+++ Extracted data

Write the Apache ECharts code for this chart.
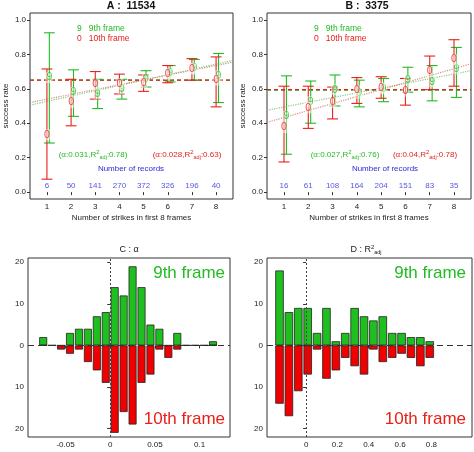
<!DOCTYPE html>
<html><head><meta charset="utf-8">
<script src="https://cdn.jsdelivr.net/npm/echarts@6/dist/echarts.min.js"></script>
<style>html,body{margin:0;padding:0;background:#fff}#c{width:474px;height:452px}</style>
</head><body><div id="c"></div>
<script>
const strikes = [1,2,3,4,5,6,7,8];
// Panel A
const aGreen = [0.665,0.58,0.57,0.60,0.655,0.69,0.72,0.675];
const aGreenLo = [0.285,0.44,0.485,0.54,0.61,0.64,0.65,0.52];
const aGreenHi = [0.925,0.71,0.655,0.655,0.705,0.735,0.77,0.805];
const aRed = [0.333,0.52,0.625,0.63,0.635,0.685,0.715,0.65];
const aRedLo = [0.075,0.385,0.54,0.57,0.585,0.635,0.65,0.495];
const aRedHi = [0.715,0.655,0.70,0.685,0.68,0.735,0.775,0.785];
const aCounts = [6,50,141,270,372,326,196,40];
const aMeanRed = 0.65, aMeanGreen = 0.65;
const aFitGreen = [[0.3,0.505],[8.7,0.765]];
const aFitRed = [[0.3,0.52],[8.7,0.755]];
// Panel B
const bGreen = [0.44,0.525,0.595,0.575,0.60,0.65,0.64,0.715];
const bGreenLo = [0.22,0.40,0.50,0.495,0.525,0.58,0.53,0.55];
const bGreenHi = [0.675,0.645,0.68,0.65,0.66,0.725,0.735,0.84];
const bRed = [0.375,0.49,0.52,0.59,0.605,0.585,0.70,0.77];
const bRedLo = [0.175,0.37,0.425,0.515,0.545,0.505,0.595,0.615];
const bRedHi = [0.615,0.615,0.61,0.665,0.67,0.66,0.79,0.885];
const bCounts = [16,61,108,164,204,151,83,35];
const bMeanRed = 0.595, bMeanGreen = 0.592;
const bFitGreen = [[0.3,0.475],[8.7,0.705]];
const bFitRed = [[0.3,0.405],[8.7,0.745]];
// Panel C (alpha histogram)
const cBins = [-0.075,-0.065,-0.055,-0.045,-0.035,-0.025,-0.015,-0.005,0.005,0.015,0.025,0.035,0.045,0.055,0.065,0.075,0.085,0.095,0.105,0.115];
const cGreen = [2,0,0,3,4,4,7,8,14,12,19,14,5,4,0,3,0,0,0,1];
const cRed =   [0,0,-1,-2,-1,-4,-6,-9,-21,-16,-19,-9,-7,-1,-3,-1,0,0,0,0];
// Panel D (R2adj histogram)
const dBins = [-0.17,-0.11,-0.05,0.01,0.07,0.13,0.19,0.25,0.31,0.37,0.43,0.49,0.55,0.61,0.67,0.73,0.79];
const dGreen = [18,8,9,9,3,9,1,3,9,7,6,7,3,3,2,2,1];
const dRed = [-14,-17,-11,-7,-1,-8,-6,-3,-5,-7,-1,-4,-3,-2,-3,-5,-3];

const G = '#22bb22', R = '#e8201a', B = '#2a2ad8';
const FF = 'Liberation Sans, Arial, sans-serif';
const chart = echarts.init(document.getElementById('c'));

const grids = [
  {left:30, top:13, width:203, height:186},
  {left:267, top:13, width:204, height:186},
  {left:28, top:258, width:202, height:179},
  {left:267, top:258, width:205, height:179}
].map(g => Object.assign(g, {show:true, borderColor:'#333', borderWidth:1}));

const lab = {fontSize:8, color:'#222', fontFamily:FF, margin:4};
function xTop(i){
  return {type:'value', gridIndex:i, min:0.3, max:8.7,
    axisLine:{show:false}, splitLine:{show:false},
    axisTick:{customValues:strikes, length:3, lineStyle:{color:'#333'}},
    axisLabel:Object.assign({customValues:strikes}, lab),
    name:'Number of strikes in first 8 frames', nameLocation:'middle', nameGap:15,
    nameTextStyle:{fontSize:8, color:'#222', fontFamily:FF}};
}
function yTop(i){
  const v=[0,0.2,0.4,0.6,0.8,1.0];
  return {type:'value', gridIndex:i, min:-0.04, max:1.04,
    axisLine:{show:false}, splitLine:{show:false},
    axisTick:{customValues:v, length:3, lineStyle:{color:'#333'}},
    axisLabel:Object.assign({customValues:v, formatter:x=>x.toFixed(1)}, lab),
    name:'success rate', nameLocation:'middle', nameGap:20, nameRotate:90,
    nameTextStyle:{fontSize:8, color:'#222', fontFamily:FF}};
}
function xBot(i,min,max,vals,fmt){
  return {type:'value', gridIndex:i, min:min, max:max,
    axisLine:{show:false}, splitLine:{show:false},
    axisTick:{customValues:vals, length:3, lineStyle:{color:'#333'}},
    axisLabel:Object.assign({customValues:vals, formatter:fmt}, lab)};
}
function yBot(i){
  const v=[-20,-10,0,10,20];
  return {type:'value', gridIndex:i, min:-22, max:21,
    axisLine:{show:false}, splitLine:{show:false},
    axisTick:{customValues:v, length:3, lineStyle:{color:'#333'}},
    axisLabel:Object.assign({customValues:v, formatter:x=>String(Math.abs(x))}, lab)};
}

function errSeries(i, off, lo, hi, color){
  return {type:'custom', xAxisIndex:i, yAxisIndex:i, z:3,
    data: strikes.map((s,k)=>[s+off, lo[k], hi[k]]),
    renderItem:(p,api)=>{
      const x=api.value(0), a=api.coord([x,api.value(1)]), b=api.coord([x,api.value(2)]);
      const w=api.size([0.45,0])[0]/2;
      const st={stroke:color, lineWidth:1.1};
      return {type:'group', children:[
        {type:'line', shape:{x1:a[0],y1:a[1],x2:b[0],y2:b[1]}, style:st},
        {type:'line', shape:{x1:a[0]-w,y1:a[1],x2:a[0]+w,y2:a[1]}, style:st},
        {type:'line', shape:{x1:b[0]-w,y1:b[1],x2:b[0]+w,y2:b[1]}, style:st}]};
    }};
}
function ptSeries(i, off, vals, color, ch){
  return {type:'scatter', xAxisIndex:i, yAxisIndex:i, z:4, symbolSize:1, itemStyle:{color:'rgba(0,0,0,0)'},
    data: strikes.map((s,k)=>[s+off, vals[k]]),
    label:{show:true, position:'inside', formatter:ch, color:color, fontSize:10.5, fontFamily:FF,
      backgroundColor:'rgba(255,255,255,0.6)', padding:[0,1,0,1]}};
}
function lineS(i, pts, color, type){
  return {type:'line', xAxisIndex:i, yAxisIndex:i, data:pts, symbol:'none', silent:true, z:2,
    lineStyle:{color:color, width:1.2, type:type}};
}
function countSeries(i, counts){
  return {type:'scatter', xAxisIndex:i, yAxisIndex:i, symbolSize:1, itemStyle:{color:'rgba(0,0,0,0)'},
    data: strikes.map((s,k)=>[s, 0.035, counts[k]]),
    label:{show:true, position:'inside', formatter:p=>String(p.value[2]), color:B, fontSize:8, fontFamily:FF}};
}
function topPanel(i, g, gl, gh, r, rl, rh, cnt, mg, mr, fg, fr){
  return [
    lineS(i, fg, 'rgba(100,190,100,0.8)', 'dotted'),
    lineS(i, fr, 'rgba(210,110,100,0.8)', 'dotted'),
    lineS(i, [[0.3,mg],[8.7,mg]], G, [4,3]),
    lineS(i, [[0.3,mr],[8.7,mr]], R, [4,3]),
    errSeries(i, 0.1, gl, gh, G), errSeries(i, 0, rl, rh, R),
    ptSeries(i, 0.1, g, G, '9'), ptSeries(i, 0, r, R, '0'),
    countSeries(i, cnt)
  ];
}
function histPanel(i, bins, gv, rv, bw){
  const bs = {borderColor:'#222', borderWidth:0.8};
  return [
    {type:'bar', xAxisIndex:i, yAxisIndex:i, barWidth:bw, barGap:'-100%',
      data: bins.map((b,k)=>[b, gv[k]]), itemStyle:Object.assign({color:'#1fbf1f'}, bs),
      markLine:{silent:true, symbol:'none', label:{show:false}, lineStyle:{color:'#333', type:[6,4], width:1},
        data:[{yAxis:0}, {xAxis:0, lineStyle:{type:[2,2], color:'#444'}}]}},
    {type:'bar', xAxisIndex:i, yAxisIndex:i, barWidth:bw, barGap:'-100%',
      data: bins.map((b,k)=>[b, rv[k]]), itemStyle:Object.assign({color:'#f00000'}, bs)}
  ];
}

function txt(x,y,t,color,size,align,extra){
  return {type:'text', x:x, y:y, style:Object.assign({text:t, fill:color, fontSize:size, fontFamily:FF, align:align||'left', verticalAlign:'middle'}, extra||{})};
}
function rtxt(x,y,a,r2,color){
  return {type:'text', x:x, y:y, style:{text:'(α:'+a+',R{s|2}{b|adj}:'+r2+')', fill:color, fontSize:8, fontFamily:FF, align:'center', verticalAlign:'middle',
    rich:{s:{fontSize:6, fill:color, verticalAlign:'top', padding:[0,0,5,0]}, b:{fontSize:5.5, fill:color, padding:[5,0,0,0]}}}};
}

chart.setOption({
  animation:false,
  grid: grids,
  xAxis: [xTop(0), xTop(1),
    xBot(2, -0.092, 0.134, [-0.05,0,0.05,0.1], v=>String(v)),
    xBot(3, -0.25, 1.06, [0,0.2,0.4,0.6,0.8], v=>v===0?'0':v.toFixed(1))],
  yAxis: [yTop(0), yTop(1), yBot(2), yBot(3)],
  series: [
    ...topPanel(0, aGreen, aGreenLo, aGreenHi, aRed, aRedLo, aRedHi, aCounts, aMeanGreen, aMeanRed, aFitGreen, aFitRed),
    ...topPanel(1, bGreen, bGreenLo, bGreenHi, bRed, bRedLo, bRedHi, bCounts, bMeanGreen, bMeanRed, bFitGreen, bFitRed),
    ...histPanel(2, cBins, cGreen, cRed, 8),
    ...histPanel(3, dBins, dGreen, dRed, 8.5)
  ],
  graphic: [
    txt(131,6,'A :  11534','#111',10.5,'center',{fontWeight:'bold'}),
    txt(367,6,'B :  3375','#111',10.5,'center',{fontWeight:'bold'}),
    txt(77,29,'9   9th frame',G,8.5), txt(77,39,'0   10th frame',R,8.5),
    txt(314,29,'9   9th frame',G,8.5), txt(314,39,'0   10th frame',R,8.5),
    rtxt(93,155,'0.031','0.78',G), rtxt(187,155,'0.028','0.63',R),
    rtxt(345,155,'0.027','0.76',G), rtxt(425,155,'0.04','0.78',R),
    txt(131,169,'Number of records',B,8,'center'), txt(385,169,'Number of records',B,8,'center'),
    txt(129,250,'C : α','#222',9,'center'),
    {type:'text', x:366, y:250, style:{text:'D : R{s|2}{b|adj}', fill:'#222', fontSize:9, fontFamily:FF, align:'center', verticalAlign:'middle',
      rich:{s:{fontSize:6, fill:'#222', padding:[0,0,5,0]}, b:{fontSize:5.5, fill:'#222', padding:[5,0,0,0]}}}},
    txt(225,273,'9th frame',G,17,'right'), txt(225,419,'10th frame',R,17,'right'),
    txt(466,273,'9th frame',G,17,'right'), txt(466,419,'10th frame',R,17,'right')
  ]
});
</script></body></html>
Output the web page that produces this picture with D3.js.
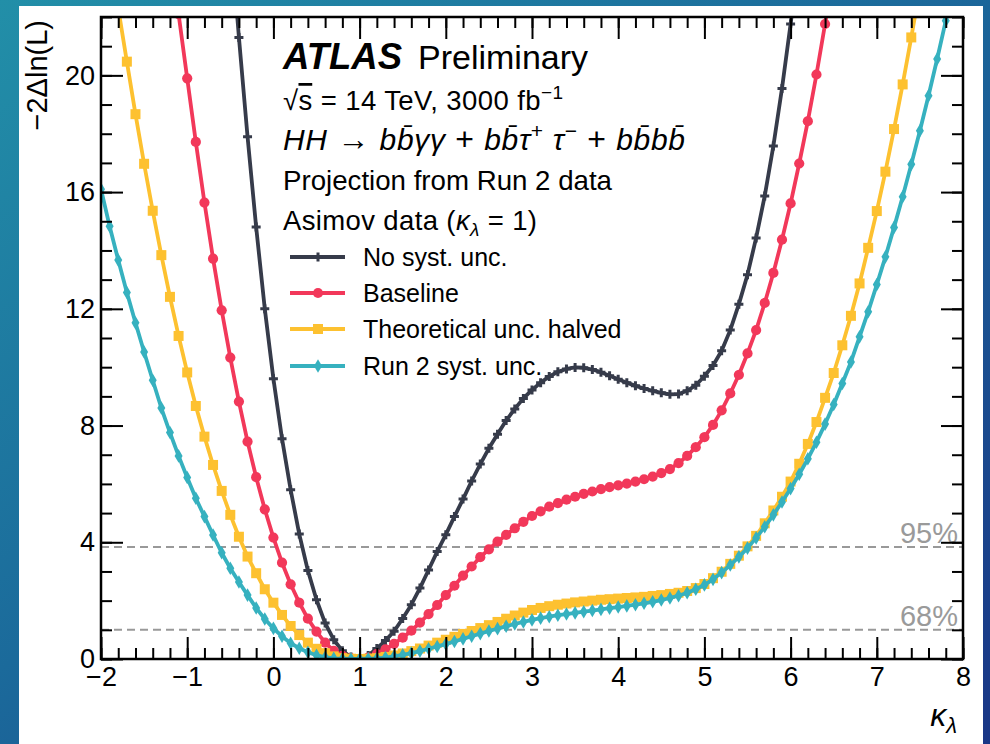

++++++

### Exercise task
Gather up every line from the listing above in which the word "this" occurs.

### Written reply
Write the Apache ECharts code for this chart.
Output the web page that produces this picture with D3.js.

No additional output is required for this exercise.